Schopenhauer is an idealist but of a rather different sort than Schelling and Hegel, so even though some of the same terms will show up as in Schelling in particular, don’t assume Schopenhauer means the same thing by them. Your assignment is divided into a number of selections that are listed below along with more specific comments.

• Selection from supplements to the first book, ch. 1, HK 448-451. This provides an introduction to Schopenhauer’s general philosophical framework. The beginning of the editors’ introduction (HK 446f) is also helpful. It is vital to notice Schopenhauer’s distinction between, on the one hand, the self or intelligence, which is an aspect of the phenomenal world, and, on the other hand, will, which he calls a thing-in-itself. The Latin phrase from Descartes (cogito ergo sum) is usually translated as “I think therefore I am.”

• Selection from §38, HK 456-460. This selection describes the general character of aesthetic pleasure. Schopenhauer uses the phrase “principle of sufficient reason” to refer to modes of explanation—of events by causal laws and of human actions by motives—and also to refer to the location of objects and events in space and time.
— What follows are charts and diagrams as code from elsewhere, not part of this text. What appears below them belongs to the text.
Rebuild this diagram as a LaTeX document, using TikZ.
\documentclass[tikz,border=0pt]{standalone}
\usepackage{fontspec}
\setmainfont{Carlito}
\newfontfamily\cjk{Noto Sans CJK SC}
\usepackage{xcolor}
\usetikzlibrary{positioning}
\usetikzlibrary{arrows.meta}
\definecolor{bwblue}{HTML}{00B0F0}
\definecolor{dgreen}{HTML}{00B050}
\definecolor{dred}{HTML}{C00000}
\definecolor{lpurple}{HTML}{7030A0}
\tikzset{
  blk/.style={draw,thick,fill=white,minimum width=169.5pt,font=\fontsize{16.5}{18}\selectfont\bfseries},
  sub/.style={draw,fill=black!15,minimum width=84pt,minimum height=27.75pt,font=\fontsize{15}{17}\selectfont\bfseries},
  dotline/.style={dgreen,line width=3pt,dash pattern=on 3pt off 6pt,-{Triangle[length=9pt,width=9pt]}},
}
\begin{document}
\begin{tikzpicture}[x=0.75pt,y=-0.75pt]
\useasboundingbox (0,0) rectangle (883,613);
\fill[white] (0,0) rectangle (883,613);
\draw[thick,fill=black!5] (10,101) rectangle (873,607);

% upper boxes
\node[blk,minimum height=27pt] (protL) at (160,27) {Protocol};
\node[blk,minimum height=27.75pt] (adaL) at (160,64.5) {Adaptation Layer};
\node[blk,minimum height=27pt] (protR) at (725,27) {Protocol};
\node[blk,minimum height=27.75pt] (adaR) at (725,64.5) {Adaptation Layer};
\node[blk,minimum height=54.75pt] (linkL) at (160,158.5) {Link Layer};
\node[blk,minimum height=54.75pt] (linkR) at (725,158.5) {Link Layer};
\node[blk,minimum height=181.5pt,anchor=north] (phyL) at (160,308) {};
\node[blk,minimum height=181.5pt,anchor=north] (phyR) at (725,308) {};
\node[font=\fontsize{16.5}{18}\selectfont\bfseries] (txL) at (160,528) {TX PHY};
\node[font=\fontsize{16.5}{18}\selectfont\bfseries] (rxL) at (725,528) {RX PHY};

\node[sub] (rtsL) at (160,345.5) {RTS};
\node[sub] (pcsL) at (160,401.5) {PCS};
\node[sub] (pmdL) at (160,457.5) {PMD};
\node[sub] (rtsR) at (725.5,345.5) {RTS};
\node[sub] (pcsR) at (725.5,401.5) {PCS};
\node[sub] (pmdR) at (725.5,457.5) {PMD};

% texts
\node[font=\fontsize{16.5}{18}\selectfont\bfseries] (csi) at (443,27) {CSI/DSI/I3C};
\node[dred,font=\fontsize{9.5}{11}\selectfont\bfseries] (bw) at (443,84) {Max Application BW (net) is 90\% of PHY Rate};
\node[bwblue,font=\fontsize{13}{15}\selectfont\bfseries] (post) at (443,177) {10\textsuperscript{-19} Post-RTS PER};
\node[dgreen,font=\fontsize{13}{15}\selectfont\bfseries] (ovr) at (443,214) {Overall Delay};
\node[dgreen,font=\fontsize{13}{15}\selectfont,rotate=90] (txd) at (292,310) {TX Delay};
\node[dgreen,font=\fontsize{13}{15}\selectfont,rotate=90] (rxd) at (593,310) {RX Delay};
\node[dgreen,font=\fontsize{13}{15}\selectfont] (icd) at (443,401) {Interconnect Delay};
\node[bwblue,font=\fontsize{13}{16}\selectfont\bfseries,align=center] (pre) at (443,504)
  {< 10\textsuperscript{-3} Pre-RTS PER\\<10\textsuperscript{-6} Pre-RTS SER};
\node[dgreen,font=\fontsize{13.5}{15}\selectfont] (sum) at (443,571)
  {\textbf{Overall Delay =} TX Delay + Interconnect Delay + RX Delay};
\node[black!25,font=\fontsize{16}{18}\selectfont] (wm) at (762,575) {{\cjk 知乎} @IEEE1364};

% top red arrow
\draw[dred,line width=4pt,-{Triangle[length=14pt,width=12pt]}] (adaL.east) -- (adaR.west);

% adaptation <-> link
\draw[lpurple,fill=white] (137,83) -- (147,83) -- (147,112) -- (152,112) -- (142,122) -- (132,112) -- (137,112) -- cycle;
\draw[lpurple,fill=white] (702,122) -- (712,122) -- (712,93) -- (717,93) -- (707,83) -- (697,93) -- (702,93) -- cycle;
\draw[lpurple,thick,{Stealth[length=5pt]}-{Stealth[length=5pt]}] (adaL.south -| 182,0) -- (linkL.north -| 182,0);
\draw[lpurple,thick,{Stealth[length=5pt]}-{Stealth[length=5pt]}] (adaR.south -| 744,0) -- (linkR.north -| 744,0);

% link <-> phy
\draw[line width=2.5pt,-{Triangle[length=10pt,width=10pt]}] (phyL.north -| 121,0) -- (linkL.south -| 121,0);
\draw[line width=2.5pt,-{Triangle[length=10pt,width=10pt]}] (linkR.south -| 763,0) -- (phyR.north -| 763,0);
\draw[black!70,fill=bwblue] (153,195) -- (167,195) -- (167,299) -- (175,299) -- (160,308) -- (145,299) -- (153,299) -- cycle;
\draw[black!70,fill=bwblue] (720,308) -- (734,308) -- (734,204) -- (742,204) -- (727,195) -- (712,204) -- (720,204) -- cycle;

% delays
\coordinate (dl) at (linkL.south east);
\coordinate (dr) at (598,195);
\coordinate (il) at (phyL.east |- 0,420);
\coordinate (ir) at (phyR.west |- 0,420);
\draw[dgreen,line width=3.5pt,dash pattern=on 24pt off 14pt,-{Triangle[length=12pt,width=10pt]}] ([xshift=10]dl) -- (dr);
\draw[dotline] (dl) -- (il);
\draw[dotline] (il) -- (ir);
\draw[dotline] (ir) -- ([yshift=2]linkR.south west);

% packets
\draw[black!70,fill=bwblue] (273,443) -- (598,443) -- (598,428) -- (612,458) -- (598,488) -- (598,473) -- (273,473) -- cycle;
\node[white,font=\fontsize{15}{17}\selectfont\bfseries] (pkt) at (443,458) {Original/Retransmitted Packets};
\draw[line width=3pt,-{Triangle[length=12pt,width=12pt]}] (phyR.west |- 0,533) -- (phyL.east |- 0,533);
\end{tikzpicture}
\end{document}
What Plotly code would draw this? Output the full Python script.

This principle is a key manifestation of the will in the phenomenal world, so the sort of escape from the will that is found in aesthetic contemplation is associated with an escape from the principle and from the associated individuation of particular objects and of ourselves as particular subjects (something in connection with which Schopenhauer later uses the phrase principium individuationis, which means “principle of individuation”). Think about the brief comparison with dreaming (HK 458); it will reappear in Nietzsche.

• Selection from §§49-50, HK 480-486. This begins as Schopenhauer’s version of the distinction between genius and conceptual thought; but he turns, in §50, to a discussion of allegory. The value of allegory is an interesting question in its own right and it is also related to issues concerning the difference between language and pictorial representation that you’ve seen in Plotinus (in this regard, note that in his comparison allegory with hieroglyphics, Schopenhauer is probably thinking of the latter as part of an ideographic script, and thus as discursive, rather than as images that individually embody wisdom).

The attack on allegory is tied to broader issues so it is worth thinking about for discussion. Defenses of allegory against this sort of attack have been offered in recent decades (along with rejections of the sort of demand for purity in art that Schopenhauer makes here). Which side are you most sympathetic to?